>> Begin

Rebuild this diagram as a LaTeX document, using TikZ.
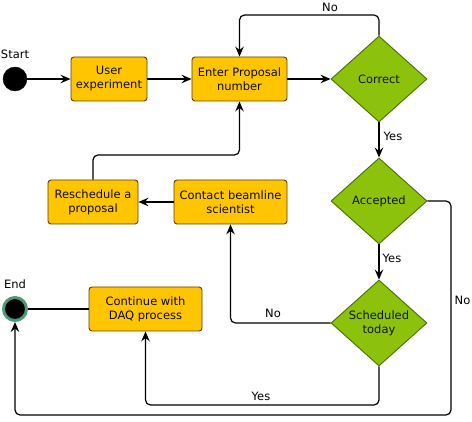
\documentclass[tikz,border=0pt]{standalone}
\usepackage{fontspec}
\setmainfont{DejaVu Sans}
\usepackage{tikz}
\usetikzlibrary{shapes.geometric,arrows.meta,calc}

\definecolor{boxfill}{HTML}{FFC600}
\definecolor{boxline}{HTML}{5A4200}
\definecolor{decfill}{HTML}{8CC20B}
\definecolor{decline}{HTML}{4A6E00}
\definecolor{endring}{HTML}{4E9A78}

\tikzset{
  every node/.style={font=\fontsize{11.5}{14}\selectfont},
  stepbox/.style={draw=boxline, fill=boxfill, rounded corners=3pt, line width=0.9pt,
    align=center, inner sep=0pt, minimum height=44pt, text=black!85!boxline},
  decision/.style={diamond, draw=decline, fill=decfill, line width=0.9pt,
    align=center, inner sep=0pt, minimum width=96pt, minimum height=86pt, text=black!80!decline},
  flow/.style={line width=1.2pt, rounded corners=5pt, -{Stealth[length=10pt,width=8.5pt,inset=3.5pt]}},
  plain/.style={line width=1.2pt, rounded corners=5pt},
  lbl/.style={inner sep=0pt}
}

\begin{document}
\begin{tikzpicture}[x=1pt,y=-1pt]
\useasboundingbox (0,0) rectangle (472,422);
% start and end
\node[circle, fill=black, draw=black, minimum size=24pt, inner sep=0pt] (start) at (15,79) {};
\node[lbl] (startlbl) at (15,54) {Start};
\node[circle, fill=black, draw=endring, line width=3pt, minimum size=23pt, inner sep=0pt] (end) at (15,309) {};
\node[lbl] (endlbl) at (15,284) {End};
% steps
\node[stepbox, minimum width=76pt] (user) at (109,79) {User\\experiment};
\node[stepbox, minimum width=95pt] (enter) at (239.5,79) {Enter Proposal\\number};
\node[stepbox, minimum width=113pt] (contact) at (230.5,202) {Contact beamline\\scientist};
\node[stepbox, minimum width=90pt] (resched) at (93,202) {Reschedule a\\proposal};
\node[stepbox, minimum width=113pt] (daq) at (145.5,309) {Continue with\\DAQ process};
% decisions
\node[decision] (correct) at (379,79) {Correct};
\node[decision] (accepted) at (379,201) {Accepted};
\node[decision] (sched) at (379,323) {Scheduled\\today};
% turning points
\coordinate (noturn) at (379,15);
\coordinate (backturn) at (93,155);
\coordinate (rightturn) at (451,415);
\coordinate (yesturn) at (379,405);
% connectors
\draw[flow] (start) -- (user);
\draw[flow] (user) -- (enter);
\draw[flow] (enter) -- (correct);
\draw[flow] (correct.north) -- (noturn) -| (enter.north);
\draw[flow] (correct) -- (accepted);
\draw[flow] (accepted) -- (sched);
\draw[flow] (accepted.east) -| (rightturn) -| (end.south);
\draw[flow] (sched.west) -| (contact.south);
\draw[flow] (contact) -- (resched);
\draw[flow] (resched.north) -- (backturn) -| (enter.south);
\draw[flow] (sched.south) -- (yesturn) -| (daq.south);
\draw[plain] (daq.west) -- (end.east);
% labels
\node[lbl] (nocorrect) at (330,7) {No};
\node[lbl] (yescorrect) at (393,136) {Yes};
\node[lbl] (yesaccepted) at (392,258) {Yes};
\node[lbl, anchor=west] (noaccepted) at (454.5,300) {No};
\node[lbl] (nosched) at (273,313) {No};
\node[lbl] (yessched) at (261,396) {Yes};
\end{tikzpicture}
\end{document}
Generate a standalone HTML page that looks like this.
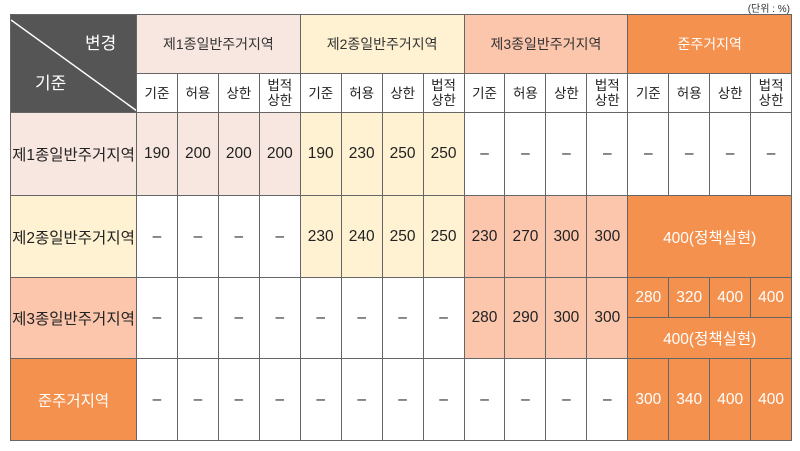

>> End

> _EXERCISE AIM_:
Without the pictures, write out all of the material exactly.

> _RESPONSE TO THE EXERCISE_:
Rebuild this diagram as a LaTeX document, using TikZ.
\documentclass[tikz,border=0pt]{standalone}
\usepackage{fontspec}
\setmainfont{DejaVu Sans}
\usepackage{tikz}
\usetikzlibrary{shapes.geometric,arrows.meta,calc}

\definecolor{boxfill}{HTML}{FFC600}
\definecolor{boxline}{HTML}{5A4200}
\definecolor{decfill}{HTML}{8CC20B}
\definecolor{decline}{HTML}{4A6E00}
\definecolor{endring}{HTML}{4E9A78}

\tikzset{
  every node/.style={font=\fontsize{11.5}{14}\selectfont},
  stepbox/.style={draw=boxline, fill=boxfill, rounded corners=3pt, line width=0.9pt,
    align=center, inner sep=0pt, minimum height=44pt, text=black!85!boxline},
  decision/.style={diamond, draw=decline, fill=decfill, line width=0.9pt,
    align=center, inner sep=0pt, minimum width=96pt, minimum height=86pt, text=black!80!decline},
  flow/.style={line width=1.2pt, rounded corners=5pt, -{Stealth[length=10pt,width=8.5pt,inset=3.5pt]}},
  plain/.style={line width=1.2pt, rounded corners=5pt},
  lbl/.style={inner sep=0pt}
}

\begin{document}
\begin{tikzpicture}[x=1pt,y=-1pt]
\useasboundingbox (0,0) rectangle (472,422);
% start and end
\node[circle, fill=black, draw=black, minimum size=24pt, inner sep=0pt] (start) at (15,79) {};
\node[lbl] (startlbl) at (15,54) {Start};
\node[circle, fill=black, draw=endring, line width=3pt, minimum size=23pt, inner sep=0pt] (end) at (15,309) {};
\node[lbl] (endlbl) at (15,284) {End};
% steps
\node[stepbox, minimum width=76pt] (user) at (109,79) {User\\experiment};
\node[stepbox, minimum width=95pt] (enter) at (239.5,79) {Enter Proposal\\number};
\node[stepbox, minimum width=113pt] (contact) at (230.5,202) {Contact beamline\\scientist};
\node[stepbox, minimum width=90pt] (resched) at (93,202) {Reschedule a\\proposal};
\node[stepbox, minimum width=113pt] (daq) at (145.5,309) {Continue with\\DAQ process};
% decisions
\node[decision] (correct) at (379,79) {Correct};
\node[decision] (accepted) at (379,201) {Accepted};
\node[decision] (sched) at (379,323) {Scheduled\\today};
% turning points
\coordinate (noturn) at (379,15);
\coordinate (backturn) at (93,155);
\coordinate (rightturn) at (451,415);
\coordinate (yesturn) at (379,405);
% connectors
\draw[flow] (start) -- (user);
\draw[flow] (user) -- (enter);
\draw[flow] (enter) -- (correct);
\draw[flow] (correct.north) -- (noturn) -| (enter.north);
\draw[flow] (correct) -- (accepted);
\draw[flow] (accepted) -- (sched);
\draw[flow] (accepted.east) -| (rightturn) -| (end.south);
\draw[flow] (sched.west) -| (contact.south);
\draw[flow] (contact) -- (resched);
\draw[flow] (resched.north) -- (backturn) -| (enter.south);
\draw[flow] (sched.south) -- (yesturn) -| (daq.south);
\draw[plain] (daq.west) -- (end.east);
% labels
\node[lbl] (nocorrect) at (330,7) {No};
\node[lbl] (yescorrect) at (393,136) {Yes};
\node[lbl] (yesaccepted) at (392,258) {Yes};
\node[lbl, anchor=west] (noaccepted) at (454.5,300) {No};
\node[lbl] (nosched) at (273,313) {No};
\node[lbl] (yessched) at (261,396) {Yes};
\end{tikzpicture}
\end{document}
Generate a standalone HTML page that looks like this.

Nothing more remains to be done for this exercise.